▸ **WHAT TO WORK ON**
Return all lines from the listing below in which the string "this" occurs.

━━━━━ EXTRACTED DATA ━━━━━

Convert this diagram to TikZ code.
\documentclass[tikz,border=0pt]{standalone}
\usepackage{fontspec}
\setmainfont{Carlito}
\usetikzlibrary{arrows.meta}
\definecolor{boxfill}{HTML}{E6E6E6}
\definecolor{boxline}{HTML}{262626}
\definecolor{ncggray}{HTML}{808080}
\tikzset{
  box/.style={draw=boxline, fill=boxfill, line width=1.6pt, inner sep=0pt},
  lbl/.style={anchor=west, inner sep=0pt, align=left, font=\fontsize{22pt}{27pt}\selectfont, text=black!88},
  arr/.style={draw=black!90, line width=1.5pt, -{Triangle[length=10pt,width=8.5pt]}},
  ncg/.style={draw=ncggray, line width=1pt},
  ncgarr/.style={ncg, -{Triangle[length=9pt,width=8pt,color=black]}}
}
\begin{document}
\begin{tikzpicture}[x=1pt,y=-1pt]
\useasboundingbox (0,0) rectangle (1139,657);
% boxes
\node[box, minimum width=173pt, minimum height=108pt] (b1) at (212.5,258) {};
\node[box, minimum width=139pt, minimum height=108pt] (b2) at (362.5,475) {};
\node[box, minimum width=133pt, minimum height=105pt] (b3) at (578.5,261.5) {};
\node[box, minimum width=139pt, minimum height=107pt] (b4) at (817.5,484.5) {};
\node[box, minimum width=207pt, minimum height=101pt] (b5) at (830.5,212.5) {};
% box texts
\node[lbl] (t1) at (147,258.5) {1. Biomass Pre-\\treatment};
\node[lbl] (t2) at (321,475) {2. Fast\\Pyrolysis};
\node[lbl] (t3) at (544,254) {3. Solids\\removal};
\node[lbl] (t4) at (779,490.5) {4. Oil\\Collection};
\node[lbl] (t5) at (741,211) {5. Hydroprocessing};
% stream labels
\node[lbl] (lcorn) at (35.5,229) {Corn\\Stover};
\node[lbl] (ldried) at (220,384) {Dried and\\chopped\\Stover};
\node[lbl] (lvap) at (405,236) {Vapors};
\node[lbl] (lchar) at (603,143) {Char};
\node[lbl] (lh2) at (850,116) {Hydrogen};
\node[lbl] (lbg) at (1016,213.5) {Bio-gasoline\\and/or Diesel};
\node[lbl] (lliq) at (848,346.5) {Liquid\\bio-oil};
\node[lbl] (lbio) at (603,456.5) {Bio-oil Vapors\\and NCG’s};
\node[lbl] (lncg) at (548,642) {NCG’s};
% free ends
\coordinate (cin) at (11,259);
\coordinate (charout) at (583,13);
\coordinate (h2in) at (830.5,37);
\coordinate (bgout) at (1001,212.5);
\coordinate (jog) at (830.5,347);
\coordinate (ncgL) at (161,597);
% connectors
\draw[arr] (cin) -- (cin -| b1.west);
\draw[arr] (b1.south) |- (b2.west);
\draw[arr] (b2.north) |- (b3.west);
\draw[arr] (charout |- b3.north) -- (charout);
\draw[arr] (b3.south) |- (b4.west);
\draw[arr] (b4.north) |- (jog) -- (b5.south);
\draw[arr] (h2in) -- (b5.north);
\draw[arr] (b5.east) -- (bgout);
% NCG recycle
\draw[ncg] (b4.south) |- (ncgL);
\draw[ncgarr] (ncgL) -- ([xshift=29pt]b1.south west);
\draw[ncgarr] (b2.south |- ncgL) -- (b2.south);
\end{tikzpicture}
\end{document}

━━━━━
━━━━━ EXTRACTED DATA ━━━━━

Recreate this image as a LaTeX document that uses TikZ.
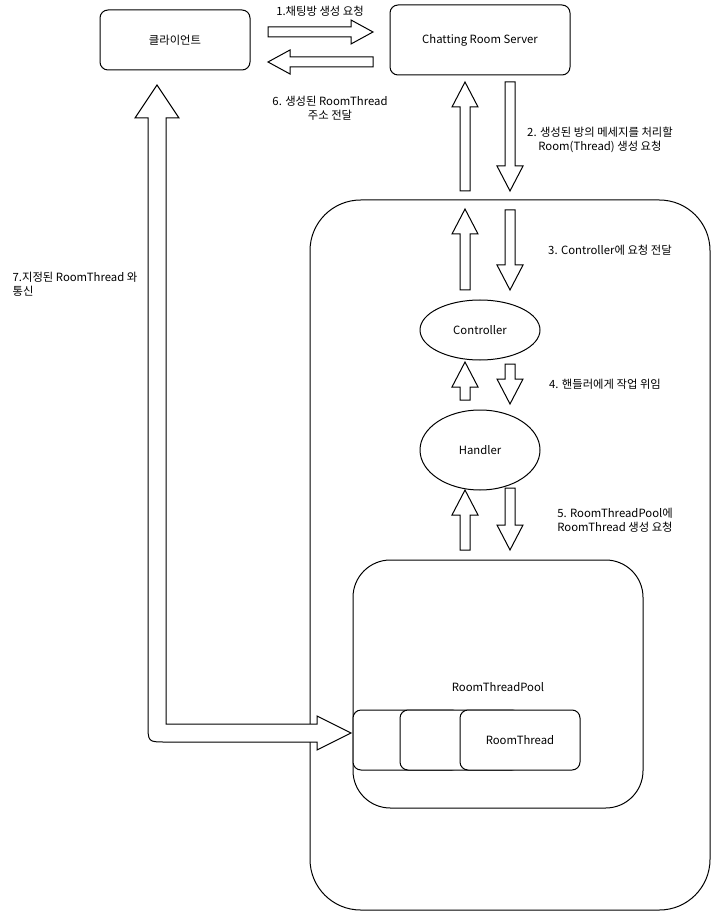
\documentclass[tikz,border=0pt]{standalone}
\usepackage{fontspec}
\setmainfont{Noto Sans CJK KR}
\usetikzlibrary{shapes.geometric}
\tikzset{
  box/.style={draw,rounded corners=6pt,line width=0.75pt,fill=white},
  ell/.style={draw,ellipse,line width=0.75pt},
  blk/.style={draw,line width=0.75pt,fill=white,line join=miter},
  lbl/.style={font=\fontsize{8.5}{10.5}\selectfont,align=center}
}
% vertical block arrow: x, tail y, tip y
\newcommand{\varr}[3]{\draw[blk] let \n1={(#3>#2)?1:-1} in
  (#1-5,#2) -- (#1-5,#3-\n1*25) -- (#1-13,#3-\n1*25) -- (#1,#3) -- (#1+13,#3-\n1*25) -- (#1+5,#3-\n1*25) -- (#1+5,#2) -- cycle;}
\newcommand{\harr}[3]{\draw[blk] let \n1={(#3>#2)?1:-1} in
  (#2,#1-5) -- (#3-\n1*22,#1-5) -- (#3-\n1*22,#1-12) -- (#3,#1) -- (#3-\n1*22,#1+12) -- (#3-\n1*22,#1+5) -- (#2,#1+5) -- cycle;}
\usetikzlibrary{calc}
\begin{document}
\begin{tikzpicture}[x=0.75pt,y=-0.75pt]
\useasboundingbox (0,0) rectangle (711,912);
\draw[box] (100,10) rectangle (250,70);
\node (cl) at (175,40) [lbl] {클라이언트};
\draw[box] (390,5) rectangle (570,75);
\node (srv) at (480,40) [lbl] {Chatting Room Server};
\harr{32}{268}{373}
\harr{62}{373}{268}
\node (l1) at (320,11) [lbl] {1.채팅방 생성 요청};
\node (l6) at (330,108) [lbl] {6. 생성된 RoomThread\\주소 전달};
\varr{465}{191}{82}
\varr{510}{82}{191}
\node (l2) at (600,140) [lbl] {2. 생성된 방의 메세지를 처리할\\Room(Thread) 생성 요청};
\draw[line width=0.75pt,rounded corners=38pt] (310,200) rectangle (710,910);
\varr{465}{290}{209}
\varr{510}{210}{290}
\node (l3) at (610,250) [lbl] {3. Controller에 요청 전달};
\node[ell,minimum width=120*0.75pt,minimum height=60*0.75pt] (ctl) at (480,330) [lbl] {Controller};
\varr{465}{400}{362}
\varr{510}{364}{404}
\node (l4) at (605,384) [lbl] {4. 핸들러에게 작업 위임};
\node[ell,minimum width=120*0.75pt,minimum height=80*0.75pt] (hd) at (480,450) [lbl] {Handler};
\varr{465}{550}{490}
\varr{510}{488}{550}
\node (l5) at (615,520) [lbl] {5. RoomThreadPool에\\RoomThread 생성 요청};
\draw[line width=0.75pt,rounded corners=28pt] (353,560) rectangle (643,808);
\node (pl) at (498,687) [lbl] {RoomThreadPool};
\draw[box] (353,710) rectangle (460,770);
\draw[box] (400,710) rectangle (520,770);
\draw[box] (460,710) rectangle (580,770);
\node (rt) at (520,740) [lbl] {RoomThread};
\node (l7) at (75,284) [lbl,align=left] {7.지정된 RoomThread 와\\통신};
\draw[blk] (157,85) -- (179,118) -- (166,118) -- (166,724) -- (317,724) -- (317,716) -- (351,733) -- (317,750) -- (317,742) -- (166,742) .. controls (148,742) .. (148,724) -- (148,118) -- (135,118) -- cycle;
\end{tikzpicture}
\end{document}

━━━━━

▸ **RESPONSE**
Convert this diagram to TikZ code.
Recreate this image as a LaTeX document that uses TikZ.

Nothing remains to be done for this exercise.